Because the von Mises criterion captures such a fundamental truth about material behavior, its utility extends into a surprising range of disciplines, acting as a shared language.

In materials science, researchers use techniques like nanoindentation to probe the properties of novel thin films for use in microelectronics or wear-resistant coatings. When a tiny diamond tip is pressed into the film, the measured "hardness" can be affected by stresses left over from the manufacturing process. The von Mises criterion provides the theoretical framework to understand how a pre-existing residual stress in the film combines with the stress from the indenter. This allows scientists to correct their measurements and determine the true, intrinsic hardness of the material, separating the material's innate properties from the artifacts of its history.

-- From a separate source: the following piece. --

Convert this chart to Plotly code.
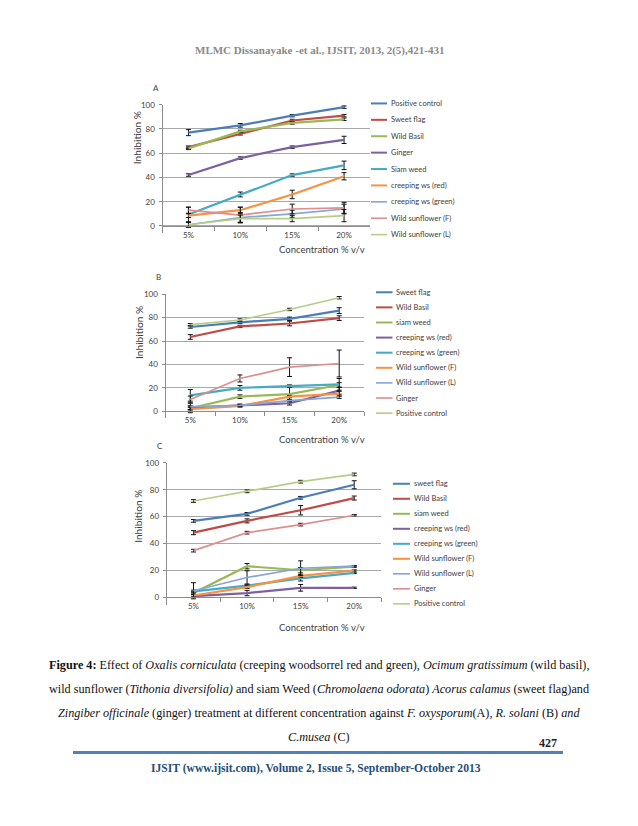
import plotly.graph_objects as go

W, H = 638, 826
OFF = 8  # browser default body margin
FW, FH = W - 2 * OFF, H - 2 * OFF
conc = ["5%", "10%", "15%", "20%"]

# ---------------- Panel A (F. oxysporum) ----------------
A_names = ["Positive control", "Sweet flag", "Wild Basil", "Ginger", "Siam weed",
           "creeping ws (red)", "creeping ws (green)", "Wild sunflower (F)", "Wild sunflower (L)"]
A_positive_control = [77, 83, 91, 98]
A_sweet_flag = [65, 76, 87, 91]
A_wild_basil = [64, 78, 85, 88]
A_ginger = [42, 56, 65, 71]
A_siam_weed = [9.5, 26, 42, 50]
A_creeping_red = [8.5, 13, 26, 41]
A_creeping_green = [1, 7, 10, 14]
A_sunflower_F = [13, 9, 14, 15]
A_sunflower_L = [1, 6, 6, 8.5]
A_err_positive_control = [2.5, 1.5, 1, 1]
A_err_sweet_flag = [1, 1, 1, 1]
A_err_wild_basil = [1, 1, 1, 1]
A_err_ginger = [1, 1, 1, 3]
A_err_siam_weed = [6, 2, 1, 3.5]
A_err_creeping_red = [1.5, 2.5, 3.5, 3]
A_err_creeping_green = [2, 4, 3, 4]
A_err_sunflower_F = [2.5, 6.5, 4, 4.5]
A_err_sunflower_L = [2, 3, 2.5, 5]

# ---------------- Panel B (R. solani) ----------------
B_names = ["Sweet flag", "Wild Basil", "siam weed", "creeping ws (red)", "creeping ws (green)",
           "Wild sunflower (F)", "Wild sunflower (L)", "Ginger", "Positive control"]
B_sweet_flag = [72, 76, 79, 86]
B_wild_basil = [63.5, 72.5, 75, 79.6]
B_siam_weed = [2.5, 12.5, 14.7, 22.4]
B_creeping_red = [2.5, 5, 6.8, 17.6]
B_creeping_green = [13.6, 20, 21.5, 23]
B_sunflower_F = [1.7, 4.5, 12.5, 15]
B_sunflower_L = [4, 5, 9, 12]
B_ginger = [10, 28, 37.7, 40.8]
B_positive_control = [74, 78, 87, 97]
B_err_sweet_flag = [1, 1, 1.5, 2.5]
B_err_wild_basil = [2, 1, 2, 2]
B_err_siam_weed = [1, 1.5, 6, 2]
B_err_creeping_red = [1, 1, 1.5, 3]
B_err_creeping_green = [5, 2, 1, 5]
B_err_sunflower_F = [3, 1, 1, 2]
B_err_sunflower_L = [3, 1, 1, 1]
B_err_ginger = [3, 3, 8, 11.5]
B_err_positive_control = [1, 1, 1, 1]

# ---------------- Panel C (C. musea) ----------------
C_names = ["sweet flag", "Wild Basil", "siam weed", "creeping ws (red)", "creeping ws (green)",
           "Wild sunflower (F)", "Wild sunflower (L)", "Ginger", "Positive control"]
C_sweet_flag = [56.8, 62, 74, 83.7]
C_wild_basil = [48, 56.8, 64.7, 73.8]
C_siam_weed = [3, 23, 20, 22.7]
C_creeping_red = [0.7, 3, 6.9, 6.9]
C_creeping_green = [4.2, 8.6, 14, 18]
C_sunflower_F = [1.2, 7.4, 15.8, 19.8]
C_sunflower_L = [4.7, 14.6, 21.5, 23]
C_ginger = [34.6, 48, 54, 61]
C_positive_control = [71.6, 78.8, 86, 91.4]
C_err_sweet_flag = [1, 1, 1, 3]
C_err_wild_basil = [1.5, 1.5, 3.5, 1.5]
C_err_siam_weed = [1, 2, 2, 0.5]
C_err_creeping_red = [1, 2, 2.5, 0.5]
C_err_creeping_green = [1, 1, 2, 0.5]
C_err_sunflower_F = [1, 1, 1, 0.5]
C_err_sunflower_L = [6, 5, 5.5, 0.5]
C_err_ginger = [1, 1, 1, 0.5]
C_err_positive_control = [1, 1, 1, 1]

BLUE, RED, GREEN, PURPLE = "#4A7EBB", "#BE4B48", "#98B954", "#7D60A0"
AQUA, ORANGE, LBLUE, PINK, LGREEN = "#46AAC5", "#F69240", "#86A4D6", "#DC8F8D", "#B5CE85"
col9 = [BLUE, RED, GREEN, PURPLE, AQUA, ORANGE, LBLUE, PINK, LGREEN]
widths9 = [2.2, 2.2, 2.2, 2.2, 2.2, 2.2, 1.7, 1.7, 1.7]

A_series = [A_positive_control, A_sweet_flag, A_wild_basil, A_ginger, A_siam_weed,
            A_creeping_red, A_creeping_green, A_sunflower_F, A_sunflower_L]
A_errs = [A_err_positive_control, A_err_sweet_flag, A_err_wild_basil, A_err_ginger, A_err_siam_weed,
          A_err_creeping_red, A_err_creeping_green, A_err_sunflower_F, A_err_sunflower_L]
B_series = [B_sweet_flag, B_wild_basil, B_siam_weed, B_creeping_red, B_creeping_green,
            B_sunflower_F, B_sunflower_L, B_ginger, B_positive_control]
B_errs = [B_err_sweet_flag, B_err_wild_basil, B_err_siam_weed, B_err_creeping_red, B_err_creeping_green,
          B_err_sunflower_F, B_err_sunflower_L, B_err_ginger, B_err_positive_control]
C_series = [C_sweet_flag, C_wild_basil, C_siam_weed, C_creeping_red, C_creeping_green,
            C_sunflower_F, C_sunflower_L, C_ginger, C_positive_control]
C_errs = [C_err_sweet_flag, C_err_wild_basil, C_err_siam_weed, C_err_creeping_red, C_err_creeping_green,
          C_err_sunflower_F, C_err_sunflower_L, C_err_ginger, C_err_positive_control]

# layout geometry in page pixels
panels = [
    dict(key="", label="A", names=A_names, series=A_series, errs=A_errs,
         left=162.5, right=370, y0=222.3, y100=100.3, leg_line=(371, 387), leg_text=389,
         leg_y=99, leg_dy=16.5, title_y=246, ytitle_x=137, ytitle_y=134),
    dict(key="2", label="B", names=B_names, series=B_series, errs=B_errs,
         left=165.5, right=364, y0=408.7, y100=291, leg_line=(376, 392.5), leg_text=394.5,
         leg_y=289, leg_dy=15.2, title_y=437, ytitle_x=139, ytitle_y=330),
    dict(key="3", label="C", names=C_names, series=C_series, errs=C_errs,
         left=166.7, right=381, y0=595.7, y100=460.7, leg_line=(393, 410), leg_text=412,
         leg_y=481.7, leg_dy=15.1, title_y=626, ytitle_x=138, ytitle_y=515),
]

def px(x):
    return (x - OFF) / FW

def py(y):
    return 1 - (y - OFF) / FH

FONT = "Lato, 'Open Sans', sans-serif"
SERIF = "'Liberation Serif', 'DejaVu Serif', serif"
fig = go.Figure()
annotations = []
shapes = []
layout_axes = {}
YMIN = -6

for p in panels:
    k = p["key"]
    cols = col9
    for i, (nm, vals, err) in enumerate(zip(p["names"], p["series"], p["errs"])):
        fig.add_trace(go.Scatter(
            x=conc, y=vals, name=nm, mode="lines",
            line=dict(color=cols[i], width=widths9[i]),
            error_y=dict(type="data", array=err, visible=True, color="#111111", thickness=1, width=2.5),
            xaxis="x" + k, yaxis="y" + k, showlegend=False,
        ))
    ppu = (p["y0"] - p["y100"]) / 100.0
    bottom = p["y0"] - YMIN * ppu
    layout_axes["xaxis" + k] = dict(
        domain=[px(p["left"]), px(p["right"])], type="category", range=[-0.5, 3.5],
        anchor="free", position=py(p["y0"]), showline=True, linecolor="#8C8C8C", linewidth=1,
        ticks="outside", tickson="boundaries", ticklen=4, tickcolor="#8C8C8C",
        showgrid=False, zeroline=False, tickfont=dict(family=FONT, size=8, color="#404040"),
        ticklabelstandoff=1,
    )
    layout_axes["yaxis" + k] = dict(
        domain=[py(bottom), py(p["y100"])], range=[YMIN, 100], anchor="x" + k,
        tickvals=[0, 20, 40, 60, 80, 100], showline=True, linecolor="#8C8C8C", linewidth=1,
        ticks="outside", ticklen=3, tickcolor="#8C8C8C",
        showgrid=True, gridcolor="#A8A8A8", gridwidth=1, zeroline=False,
        tickfont=dict(family=FONT, size=8, color="#404040"), ticklabelstandoff=2,
    )
    # panel letter
    annotations.append(dict(x=px(p["left"] - 12), y=py(p["y100"] - 17), xref="paper", yref="paper",
                            text=p["label"], showarrow=False, xanchor="left", yanchor="middle",
                            font=dict(family=FONT, size=8, color="#404040")))
    # axis titles
    annotations.append(dict(x=px(p["ytitle_x"]), y=py(p["ytitle_y"]), xref="paper", yref="paper",
                            text="Inhibition %", textangle=-90, showarrow=False,
                            xanchor="center", yanchor="middle",
                            font=dict(family=FONT, size=10.2, color="#404040")))
    annotations.append(dict(x=px(322), y=py(p["title_y"]), xref="paper", yref="paper",
                            text="Concentration % v/v", showarrow=False,
                            xanchor="center", yanchor="middle",
                            font=dict(family=FONT, size=9.5, color="#404040")))
    # legend (drawn manually for compact spacing)
    for i, nm in enumerate(p["names"]):
        yy = p["leg_y"] + i * p["leg_dy"]
        shapes.append(dict(type="line", xref="paper", yref="paper",
                           x0=px(p["leg_line"][0]), x1=px(p["leg_line"][1]), y0=py(yy), y1=py(yy),
                           line=dict(color=cols[i], width=2 if i < 6 else 1.6)))
        annotations.append(dict(x=px(p["leg_text"]), y=py(yy), xref="paper", yref="paper",
                                text=nm, showarrow=False, xanchor="left", yanchor="middle",
                                font=dict(family=FONT, size=7.5, color="#404040")))

# page header
annotations.append(dict(x=px(319), y=py(46), xref="paper", yref="paper", showarrow=False,
                        text="<b>MLMC Dissanayake -et al., IJSIT, 2013, 2(5),421-431</b>",
                        xanchor="center", yanchor="middle",
                        font=dict(family=SERIF, size=11, color="#8A8A8A")))
# caption
cap_lines = [
    "<b>Figure 4:</b> Effect of <i>Oxalis corniculata</i> (creeping woodsorrel red and green), <i>Ocimum gratissimum</i> (wild basil),",
    "wild sunflower (<i>Tithonia diversifolia)</i> and siam Weed (<i>Chromolaena odorata</i>) <i>Acorus calamus</i> (sweet flag)and",
    "<i>Zingiber officinale</i> (ginger) treatment at different concentration against <i>F. oxysporum</i>(A), <i>R. solani</i> (B) <i>and</i>",
    "<i>C.musea</i> (C)",
]
for i, t in enumerate(cap_lines):
    annotations.append(dict(x=px(319), y=py(664 + i * 24.3), xref="paper", yref="paper", showarrow=False,
                            text=t, xanchor="center", yanchor="middle",
                            font=dict(family=SERIF, size=12.2, color="#111111")))
# footer
shapes.append(dict(type="line", xref="paper", yref="paper", x0=px(73), x1=px(563), y0=py(752), y1=py(752),
                   line=dict(color="#4F81BD", width=3)))
annotations.append(dict(x=px(548), y=py(743), xref="paper", yref="paper", showarrow=False,
                        text="<b>427</b>", xanchor="center", yanchor="middle",
                        font=dict(family=SERIF, size=12, color="#222222")))
annotations.append(dict(x=px(316), y=py(768), xref="paper", yref="paper", showarrow=False,
                        text="<b>IJSIT (www.ijsit.com), Volume 2, Issue 5, September-October 2013</b>",
                        xanchor="center", yanchor="middle",
                        font=dict(family=SERIF, size=11.6, color="#1F4E79")))

fig.update_layout(
    width=FW, height=FH, margin=dict(l=0, r=0, t=0, b=0),
    paper_bgcolor="white", plot_bgcolor="white",
    annotations=annotations, shapes=shapes, showlegend=False,
    **layout_axes,
)
fig.write_html("out.html")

Perhaps the most modern and abstract application lies in the field of computational optimization. Today, engineers don't just want to check if a design is safe; they want computers to discover the best possible design—the lightest, strongest, or most efficient shape for a given task. To do this, the computer must be taught the laws of physics. The Von Mises yield criterion, $\sigma_1^2 - \sigma_1\sigma_2 + \sigma_2^2 \le \sigma_Y^2$, describes an ellipse in the space of principal stresses. This elegant geometric shape can be algebraically reformulated into a standard format known as a ​​Second-Order Cone Programming (SOCP)​​ constraint. This might sound esoteric, but it is a monumental step. It translates a physical law about material failure into a language that powerful optimization algorithms can understand. This allows a computer to intelligently explore millions of potential designs, automatically discarding any that would fail, to converge on an optimal solution that humans might never have imagined. Thus, a century-old insight into how metals deform is now a vital component in the engine of 21st-century artificial intelligence-driven design.

From guarding the heart of a reactor to guiding the hand of a supercomputer, the von Mises criterion is far more than an equation. It is a testament to the unifying power of physics, a thread connecting the visible world of structures we build to the invisible world of atoms, stresses, and the fundamental limits of matter.